## BEGIN

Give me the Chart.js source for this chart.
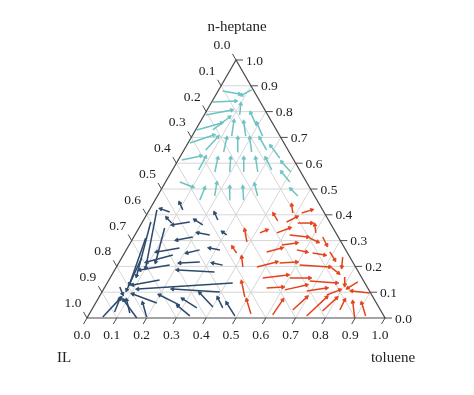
<!DOCTYPE html>
<html><head><meta charset="utf-8">
<script src="https://cdn.jsdelivr.net/npm/chart.js@4"></script>
<style>html,body{margin:0;padding:0;background:#fff}canvas{display:block}</style>
</head><body>
<canvas id="c" width="474" height="395"></canvas>
<script>
// ---- axis / tick data ----
const titleTop = 'n-heptane';
const titleLeft = 'IL';
const titleRight = 'toluene';
const tickValues = [0, 0.1, 0.2, 0.3, 0.4, 0.5, 0.6, 0.7, 0.8, 0.9, 1.0];
const tickLabels = ['0.0','0.1','0.2','0.3','0.4','0.5','0.6','0.7','0.8','0.9','1.0'];
const gridValues = [0.1, 0.2, 0.3, 0.4, 0.5, 0.6, 0.7, 0.8, 0.9];

// ---- arrows: tail (toluene, n-heptane) -> head (toluene, n-heptane) ----
const tealTailT = [0.015,0.111,0.003,0.119,0.005,0.197,0.004,0.058,0.133,0.180,0.237,0.006,0.073,0.137,0.184,0.231,0.277,0.337,0.012,0.088,0.146,0.196,0.243,0.290,0.333,0.417,0.048,0.150,0.192,0.250,0.297,0.336,0.471,0.401];
const tealTailH = [0.880,0.884,0.837,0.787,0.787,0.744,0.729,0.729,0.705,0.705,0.705,0.678,0.651,0.643,0.643,0.643,0.651,0.620,0.612,0.574,0.566,0.566,0.566,0.566,0.574,0.527,0.527,0.457,0.473,0.457,0.457,0.473,0.473,0.566];
const tealHeadT = [0.078,0.087,0.079,0.101,0.083,0.152,0.074,0.089,0.111,0.146,0.192,0.071,0.088,0.120,0.157,0.197,0.231,0.283,0.068,0.086,0.129,0.172,0.216,0.256,0.290,0.370,0.101,0.143,0.174,0.225,0.269,0.303,0.434,0.351];
const tealHeadH = [0.868,0.864,0.841,0.830,0.806,0.795,0.756,0.779,0.764,0.760,0.756,0.709,0.702,0.698,0.698,0.698,0.698,0.667,0.628,0.624,0.620,0.620,0.620,0.620,0.620,0.566,0.508,0.504,0.523,0.508,0.508,0.519,0.500,0.605];

const navyTailT = [0.025,0.028,0.042,0.086,0.067,0.072,0.112,0.100,0.159,0.208,0.249,0.198,0.251,0.308,0.175,0.246,0.314,0.166,0.270,0.353,0.175,0.339,0.421,0.170,0.395,0.205,0.286,0.349,0.401,0.436,0.134,0.198,0.081,0.051,0.167,0.050,0.492,0.341];
const navyTailH = [0.419,0.372,0.310,0.349,0.233,0.411,0.419,0.368,0.372,0.361,0.380,0.314,0.322,0.322,0.271,0.264,0.264,0.244,0.217,0.205,0.205,0.178,0.136,0.147,0.101,0.058,0.050,0.039,0.043,0.039,0.019,0.004,0.023,0.004,0.000,0.120,0.008,0.008];
const navyHeadT = [0.100,0.085,0.077,0.122,0.079,0.036,0.088,0.074,0.107,0.172,0.225,0.150,0.207,0.289,0.106,0.209,0.276,0.092,0.205,0.315,0.084,0.211,0.114,0.089,0.231,0.107,0.199,0.284,0.330,0.400,0.098,0.158,0.073,0.074,0.088,0.073,0.440,0.281];
const navyHeadH = [0.194,0.163,0.132,0.217,0.109,0.423,0.446,0.388,0.361,0.380,0.407,0.302,0.330,0.333,0.256,0.252,0.271,0.217,0.213,0.213,0.186,0.186,0.112,0.128,0.112,0.093,0.089,0.074,0.097,0.078,0.070,0.058,0.074,0.078,0.070,0.093,0.058,0.047];

const redTailT = [0.487,0.517,0.452,0.484,0.523,0.603,0.415,0.472,0.519,0.592,0.634,0.389,0.376,0.475,0.512,0.572,0.631,0.687,0.740,0.424,0.471,0.540,0.611,0.724,0.785,0.839,0.512,0.603,0.676,0.545,0.609,0.685,0.760,0.900,0.489,0.617,0.675,0.733,0.777,0.833,0.898,0.542,0.931];
const redTailH = [0.407,0.407,0.376,0.372,0.368,0.330,0.330,0.330,0.322,0.310,0.314,0.295,0.252,0.256,0.283,0.264,0.252,0.256,0.236,0.198,0.198,0.213,0.205,0.194,0.159,0.140,0.155,0.155,0.143,0.116,0.109,0.105,0.089,0.097,0.081,0.012,0.031,0.008,0.027,0.031,0.000,0.016,0.008];
const redHeadT = [0.468,0.545,0.425,0.508,0.570,0.584,0.433,0.506,0.584,0.627,0.663,0.359,0.351,0.518,0.558,0.609,0.676,0.719,0.756,0.401,0.528,0.595,0.716,0.757,0.801,0.817,0.590,0.670,0.770,0.597,0.673,0.746,0.794,0.836,0.449,0.622,0.697,0.764,0.799,0.830,0.861,0.501,0.893];
const redHeadH = [0.438,0.419,0.403,0.392,0.368,0.361,0.341,0.349,0.314,0.295,0.283,0.341,0.275,0.271,0.291,0.256,0.244,0.225,0.198,0.236,0.217,0.217,0.198,0.174,0.128,0.116,0.167,0.155,0.136,0.120,0.128,0.116,0.109,0.105,0.140,0.070,0.081,0.081,0.078,0.070,0.062,0.070,0.058];

const tealColor = '#6cc3c3';
const navyColor = '#2d4a6c';
const redColor = '#e4421c';

// ---- ternary -> cartesian data space ----
const S3 = Math.sqrt(3) / 2;
function cart(t, h) { return { x: t + h / 2, y: h * S3 }; }

function arrowDatasets(color, tt, th, ht, hh) {
  const out = [];
  for (let i = 0; i < tt.length; i++) {
    const a = cart(tt[i], th[i]), b = cart(ht[i], hh[i]);
    const rot = Math.atan2(b.x - a.x, b.y - a.y) * 180 / Math.PI;
    out.push({
      data: [a, b],
      showLine: true,
      borderColor: color,
      borderWidth: 1.5,
      pointStyle: 'triangle',
      pointRadius: [0, 2.2],
      pointHoverRadius: [0, 2.2],
      pointRotation: [0, rot],
      pointBackgroundColor: color,
      pointBorderColor: color,
      pointBorderWidth: 0.8,
      clip: false
    });
  }
  return out;
}

const ternaryFrame = {
  id: 'ternaryFrame',
  beforeDatasetsDraw(chart) {
    const { ctx, scales: { x: xs, y: ys } } = chart;
    const P = (t, h) => [xs.getPixelForValue(t + h / 2), ys.getPixelForValue(h * S3)];
    const seg = (p, q) => { ctx.beginPath(); ctx.moveTo(p[0], p[1]); ctx.lineTo(q[0], q[1]); ctx.stroke(); };
    ctx.save();
    ctx.strokeStyle = '#d6d6d6';
    ctx.lineWidth = 1;
    for (const v of gridValues) {
      seg(P(0, v), P(1 - v, v));
      seg(P(v, 0), P(v, 1 - v));
      seg(P(1 - v, 0), P(0, 1 - v));
    }
    ctx.restore();
  },
  afterDatasetsDraw(chart) {
    const { ctx, scales: { x: xs, y: ys } } = chart;
    const P = (t, h) => [xs.getPixelForValue(t + h / 2), ys.getPixelForValue(h * S3)];
    const seg = (p, q) => { ctx.beginPath(); ctx.moveTo(p[0], p[1]); ctx.lineTo(q[0], q[1]); ctx.stroke(); };
    ctx.save();
    ctx.strokeStyle = '#4a4a4a';
    ctx.lineWidth = 1.2;
    const A = P(0, 0), B = P(1, 0), C = P(0, 1);
    ctx.beginPath(); ctx.moveTo(A[0], A[1]); ctx.lineTo(B[0], B[1]); ctx.lineTo(C[0], C[1]); ctx.closePath(); ctx.stroke();
    ctx.lineWidth = 1;
    const L = 7;
    ctx.fillStyle = '#222';
    ctx.font = '13.5px "Liberation Serif", "Times New Roman", serif';
    tickValues.forEach((v, i) => {
      let p = P(v, 0);
      seg(p, [p[0] - L * 0.5, p[1] + L * S3]);
      ctx.textAlign = 'center'; ctx.textBaseline = 'middle';
      ctx.fillText(tickLabels[i], p[0] - 5, p[1] + 17);
      p = P(1 - v, v);
      seg(p, [p[0] + L, p[1]]);
      ctx.textAlign = 'left';
      ctx.fillText(tickLabels[i], p[0] + 10, p[1] + 1);
      p = P(0, 1 - v);
      seg(p, [p[0] - L * 0.5, p[1] - L * S3]);
      ctx.textAlign = 'center';
      ctx.fillText(tickLabels[i], p[0] - 14, p[1] - 14.5);
    });
    ctx.font = '15px "Liberation Serif", "Times New Roman", serif';
    ctx.textAlign = 'center'; ctx.textBaseline = 'middle';
    ctx.fillText(titleTop, C[0] + 1, C[1] - 33);
    ctx.fillText(titleLeft, A[0] - 23, A[1] + 40);
    ctx.fillText(titleRight, B[0] + 8, B[1] + 40);
    ctx.restore();
  }
};

new Chart(document.getElementById('c'), {
  type: 'scatter',
  data: {
    datasets: [
      ...arrowDatasets(tealColor, tealTailT, tealTailH, tealHeadT, tealHeadH),
      ...arrowDatasets(navyColor, navyTailT, navyTailH, navyHeadT, navyHeadH),
      ...arrowDatasets(redColor, redTailT, redTailH, redHeadT, redHeadH)
    ]
  },
  options: {
    responsive: false,
    animation: false,
    devicePixelRatio: 1,
    layout: { padding: { left: 87, right: 89, top: 60, bottom: 77 } },
    scales: {
      x: { type: 'linear', min: 0, max: 1, display: false },
      y: { type: 'linear', min: 0, max: S3, display: false }
    },
    plugins: { legend: { display: false }, tooltip: { enabled: false } },
    events: []
  },
  plugins: [ternaryFrame]
});
</script>
</body></html>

## END

Exercise: Leave out the pictures and restate, word for word, the lines from the top of the data through the line containing "0.7, 0.8, 0.9];", both included.

The response:
Give me the Chart.js source for this chart.
<!DOCTYPE html>
<html><head><meta charset="utf-8">
<script src="https://cdn.jsdelivr.net/npm/chart.js@4"></script>
<style>html,body{margin:0;padding:0;background:#fff}canvas{display:block}</style>
</head><body>
<canvas id="c" width="474" height="395"></canvas>
<script>
// ---- axis / tick data ----
const titleTop = 'n-heptane';
const titleLeft = 'IL';
const titleRight = 'toluene';
const tickValues = [0, 0.1, 0.2, 0.3, 0.4, 0.5, 0.6, 0.7, 0.8, 0.9, 1.0];
const tickLabels = ['0.0','0.1','0.2','0.3','0.4','0.5','0.6','0.7','0.8','0.9','1.0'];
const gridValues = [0.1, 0.2, 0.3, 0.4, 0.5, 0.6, 0.7, 0.8, 0.9];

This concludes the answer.